EXERCISE DIRECTIONS.
Below are the records; give again exactly the lines from the one containing "Convert this chart to Chart.js code." through the one containing "const yTitle = 'Wiek';", leaving out pictures.

MATERIAL TO PROCESS.

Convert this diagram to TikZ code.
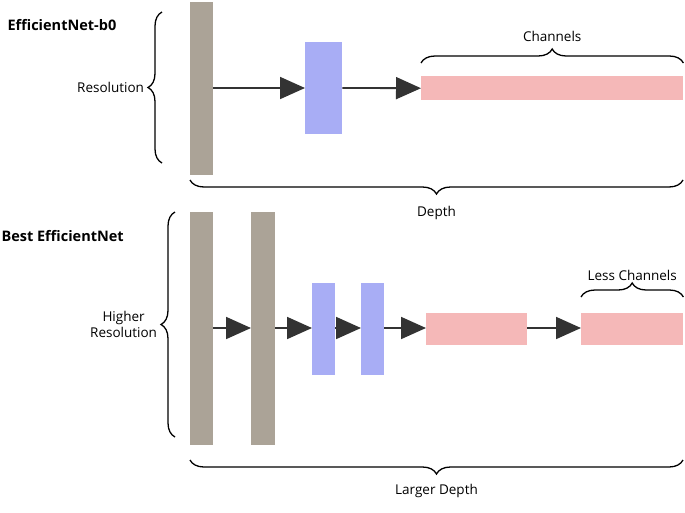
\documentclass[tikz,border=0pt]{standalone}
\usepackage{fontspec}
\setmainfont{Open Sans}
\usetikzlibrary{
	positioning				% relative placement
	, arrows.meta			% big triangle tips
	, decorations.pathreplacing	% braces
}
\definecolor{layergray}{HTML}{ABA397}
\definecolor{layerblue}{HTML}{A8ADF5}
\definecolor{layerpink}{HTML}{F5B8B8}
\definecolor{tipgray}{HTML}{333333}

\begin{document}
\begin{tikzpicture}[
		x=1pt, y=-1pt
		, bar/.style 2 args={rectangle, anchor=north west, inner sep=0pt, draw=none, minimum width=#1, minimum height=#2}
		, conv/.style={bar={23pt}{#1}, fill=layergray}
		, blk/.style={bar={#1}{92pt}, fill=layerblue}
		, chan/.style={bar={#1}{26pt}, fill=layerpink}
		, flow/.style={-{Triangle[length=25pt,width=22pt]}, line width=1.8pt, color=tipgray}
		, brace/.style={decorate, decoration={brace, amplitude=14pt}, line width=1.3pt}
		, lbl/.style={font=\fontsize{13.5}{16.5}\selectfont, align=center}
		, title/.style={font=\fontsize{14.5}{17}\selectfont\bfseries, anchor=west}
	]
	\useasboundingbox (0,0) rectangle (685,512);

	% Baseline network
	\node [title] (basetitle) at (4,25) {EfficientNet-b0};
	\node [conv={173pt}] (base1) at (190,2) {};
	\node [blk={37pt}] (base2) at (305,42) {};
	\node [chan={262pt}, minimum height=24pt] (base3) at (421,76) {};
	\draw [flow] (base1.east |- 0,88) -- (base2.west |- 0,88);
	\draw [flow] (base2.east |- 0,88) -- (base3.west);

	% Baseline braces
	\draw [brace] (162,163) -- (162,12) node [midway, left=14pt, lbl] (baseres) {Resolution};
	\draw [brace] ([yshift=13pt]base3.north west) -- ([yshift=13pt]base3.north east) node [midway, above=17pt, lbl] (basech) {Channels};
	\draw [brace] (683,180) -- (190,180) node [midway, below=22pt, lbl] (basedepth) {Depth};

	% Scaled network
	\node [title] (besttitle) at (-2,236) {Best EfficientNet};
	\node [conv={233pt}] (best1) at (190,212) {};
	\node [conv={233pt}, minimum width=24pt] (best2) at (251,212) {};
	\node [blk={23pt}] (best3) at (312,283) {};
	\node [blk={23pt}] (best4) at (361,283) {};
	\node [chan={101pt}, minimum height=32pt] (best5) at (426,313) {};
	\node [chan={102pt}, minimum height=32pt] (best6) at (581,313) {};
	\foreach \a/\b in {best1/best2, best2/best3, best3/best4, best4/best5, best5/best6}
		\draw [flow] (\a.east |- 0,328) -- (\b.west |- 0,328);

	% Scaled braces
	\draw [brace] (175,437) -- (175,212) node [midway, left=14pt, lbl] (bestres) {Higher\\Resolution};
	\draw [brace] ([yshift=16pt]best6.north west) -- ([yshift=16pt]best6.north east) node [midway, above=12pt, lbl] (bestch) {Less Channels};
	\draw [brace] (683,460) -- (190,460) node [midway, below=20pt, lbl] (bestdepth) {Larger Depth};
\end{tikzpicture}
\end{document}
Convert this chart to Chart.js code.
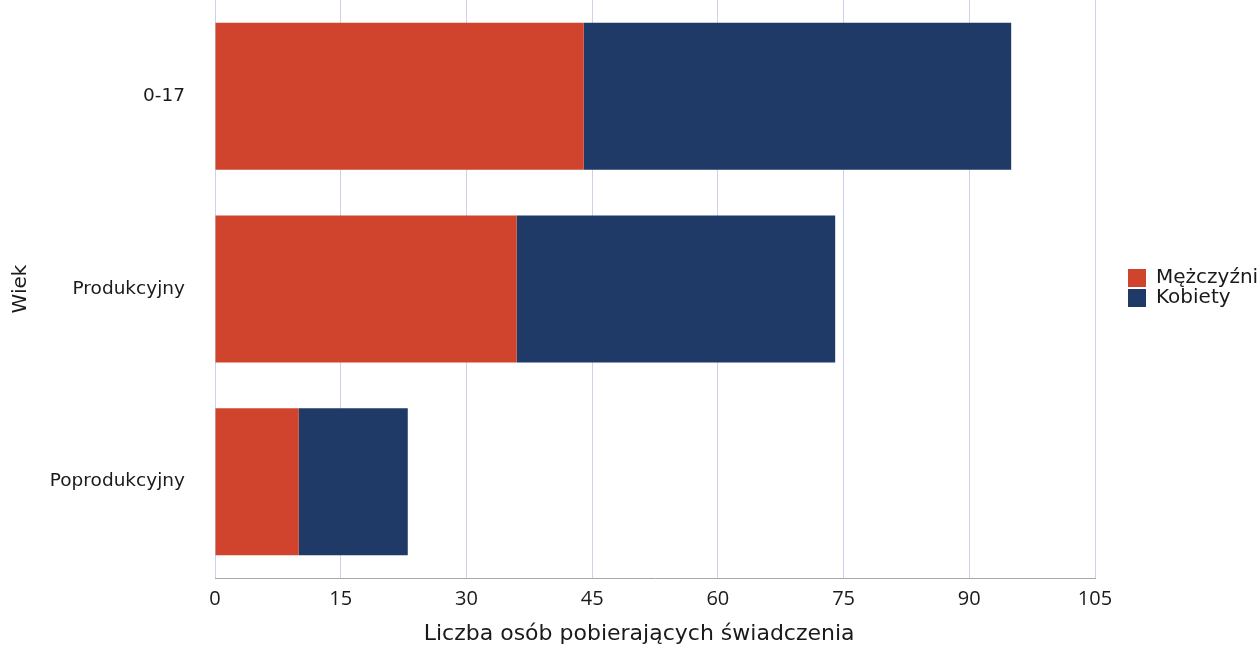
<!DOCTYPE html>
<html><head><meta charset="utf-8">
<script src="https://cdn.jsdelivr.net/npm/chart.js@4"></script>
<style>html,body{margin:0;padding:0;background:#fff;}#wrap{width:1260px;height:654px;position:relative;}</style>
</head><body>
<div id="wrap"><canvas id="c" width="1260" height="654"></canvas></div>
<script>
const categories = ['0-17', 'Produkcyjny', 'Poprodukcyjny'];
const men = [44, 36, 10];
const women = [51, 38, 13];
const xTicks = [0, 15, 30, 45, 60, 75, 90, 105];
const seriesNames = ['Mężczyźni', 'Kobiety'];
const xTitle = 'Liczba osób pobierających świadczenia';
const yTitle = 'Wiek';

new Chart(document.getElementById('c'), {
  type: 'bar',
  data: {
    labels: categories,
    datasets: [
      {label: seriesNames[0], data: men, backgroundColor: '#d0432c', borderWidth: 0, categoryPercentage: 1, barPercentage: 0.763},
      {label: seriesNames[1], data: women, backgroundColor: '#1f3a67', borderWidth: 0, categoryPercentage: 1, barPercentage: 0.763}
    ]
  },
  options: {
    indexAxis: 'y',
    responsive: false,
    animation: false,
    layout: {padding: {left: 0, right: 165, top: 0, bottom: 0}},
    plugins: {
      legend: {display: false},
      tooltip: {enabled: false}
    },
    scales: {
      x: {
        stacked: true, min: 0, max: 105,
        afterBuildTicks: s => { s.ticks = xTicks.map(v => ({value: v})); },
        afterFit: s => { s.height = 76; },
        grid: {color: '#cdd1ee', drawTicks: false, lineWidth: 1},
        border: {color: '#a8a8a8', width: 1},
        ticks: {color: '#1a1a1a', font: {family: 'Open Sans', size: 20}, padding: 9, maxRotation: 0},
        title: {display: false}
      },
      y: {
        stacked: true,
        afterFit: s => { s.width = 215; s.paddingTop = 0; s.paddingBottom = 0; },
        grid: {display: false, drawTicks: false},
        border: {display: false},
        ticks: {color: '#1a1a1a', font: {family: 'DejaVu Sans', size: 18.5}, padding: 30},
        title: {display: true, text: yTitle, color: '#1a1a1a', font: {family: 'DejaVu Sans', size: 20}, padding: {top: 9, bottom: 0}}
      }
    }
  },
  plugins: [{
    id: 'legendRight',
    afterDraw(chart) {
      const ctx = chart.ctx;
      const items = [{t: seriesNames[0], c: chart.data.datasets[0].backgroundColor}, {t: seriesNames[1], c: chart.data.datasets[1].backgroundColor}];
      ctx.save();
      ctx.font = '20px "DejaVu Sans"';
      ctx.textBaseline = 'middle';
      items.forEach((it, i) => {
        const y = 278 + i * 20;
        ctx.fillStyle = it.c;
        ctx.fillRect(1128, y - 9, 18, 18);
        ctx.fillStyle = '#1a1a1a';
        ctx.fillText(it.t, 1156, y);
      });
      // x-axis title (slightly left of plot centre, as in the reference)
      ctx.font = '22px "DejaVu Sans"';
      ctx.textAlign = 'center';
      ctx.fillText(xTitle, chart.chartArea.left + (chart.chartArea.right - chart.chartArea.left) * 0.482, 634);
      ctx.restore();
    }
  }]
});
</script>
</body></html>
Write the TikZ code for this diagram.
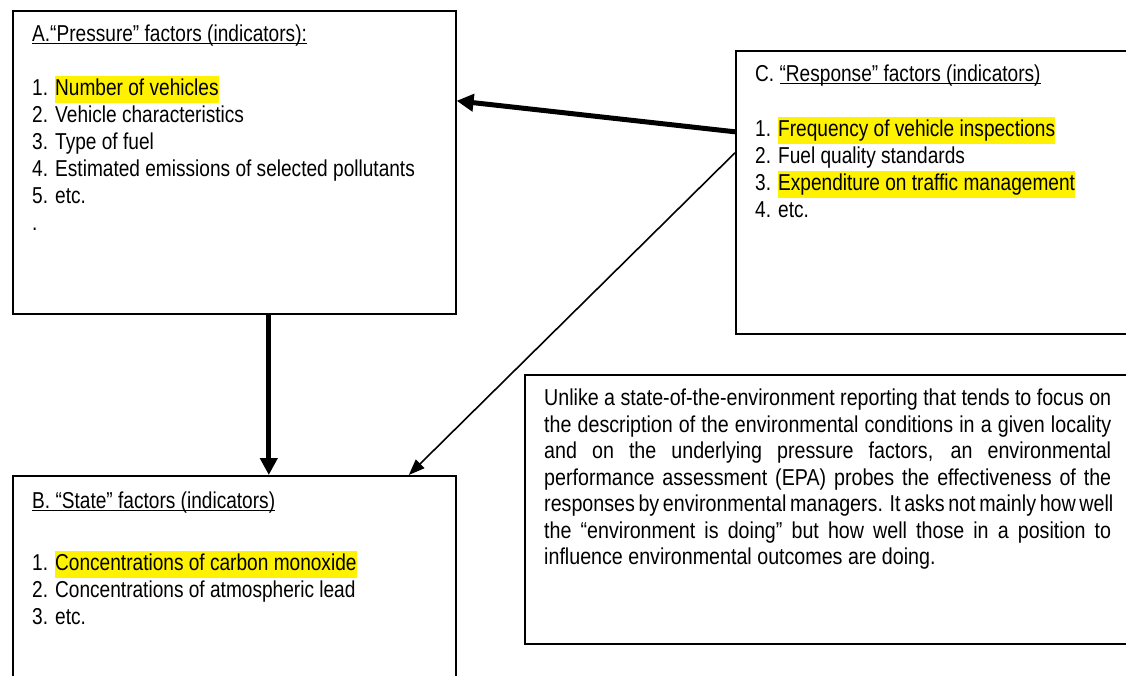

ANSWER BELOW.
Convert this chart to Chart.js code.
<!DOCTYPE html>
<html><head><meta charset="utf-8">
<script src="https://cdn.jsdelivr.net/npm/chart.js@4"></script>
<style>html,body{margin:0;padding:0;background:#fff;}#wrap{width:1260px;height:654px;position:relative;}</style>
</head><body>
<div id="wrap"><canvas id="c" width="1260" height="654"></canvas></div>
<script>
const categories = ['0-17', 'Produkcyjny', 'Poprodukcyjny'];
const men = [44, 36, 10];
const women = [51, 38, 13];
const xTicks = [0, 15, 30, 45, 60, 75, 90, 105];
const seriesNames = ['Mężczyźni', 'Kobiety'];
const xTitle = 'Liczba osób pobierających świadczenia';
const yTitle = 'Wiek';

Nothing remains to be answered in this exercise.